Let us consider competence in a bit more detail. Healthcare staff are trained for significant lengths of time to move from novices to experts. This training is a mixture of academia and experiential. Our competence is routinely assessed and our progress is dependent upon that competence. Our competence is directly related to the conditions in which we are working. It is directly related to the personal factors, our ability to function, our physical health, our mental health and to the system factors such as staffing levels, access to expertise and support, the right resources and equipment.
It really isn’t straight forward. We can be individually competent but incompetent within a team. We can be individually incompetent but competent within a team.

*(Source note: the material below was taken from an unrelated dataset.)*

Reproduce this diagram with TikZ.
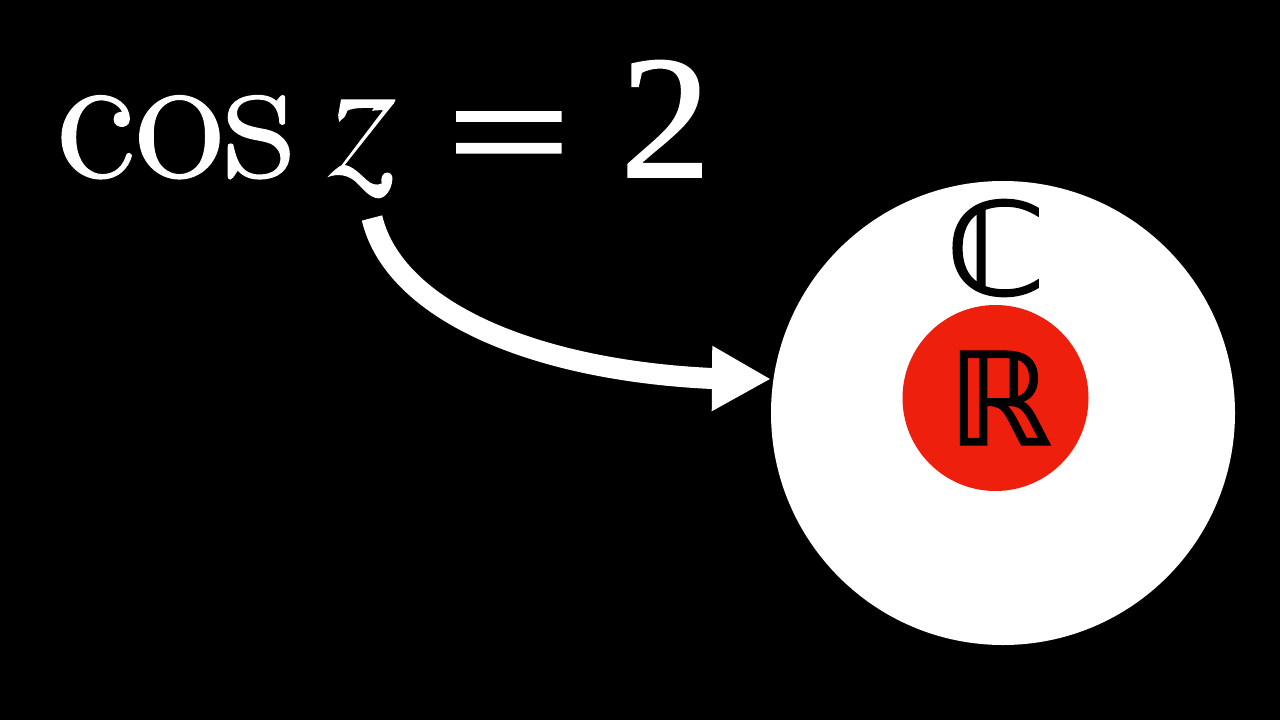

Dr Lorelei Lingard (2021) states:
- Competent individuals can come together to form an incompetent team
- Individuals who perform competently in one team may not in another team
- One incompetent member functionally impairs some teams, but not others
She asserts that in healthcare there are many individual members of the team who are competent but when they come together as a team it does not guarantee a competent team. The factors that might relate to this include are our ability or inability to communicate with others, our ability to speak up or our deference to hierarchy.
Collective competence is impacted by the complex system of activity in which people interact each other and processes. Through methods such as briefing and debriefing, or huddles or handovers or interdisciplinary rounds teams build competence and collective knowledge about how to work together.
Healthcare is a complex adaptive system. Therefore, our understanding of what helps us develop both individual and collective competence is vital for the success. We definitely need to move away from personalisation and perhaps we need to move away from the goal or reliance on individual competence and recognise that healthcare today is far too complex to achieve this.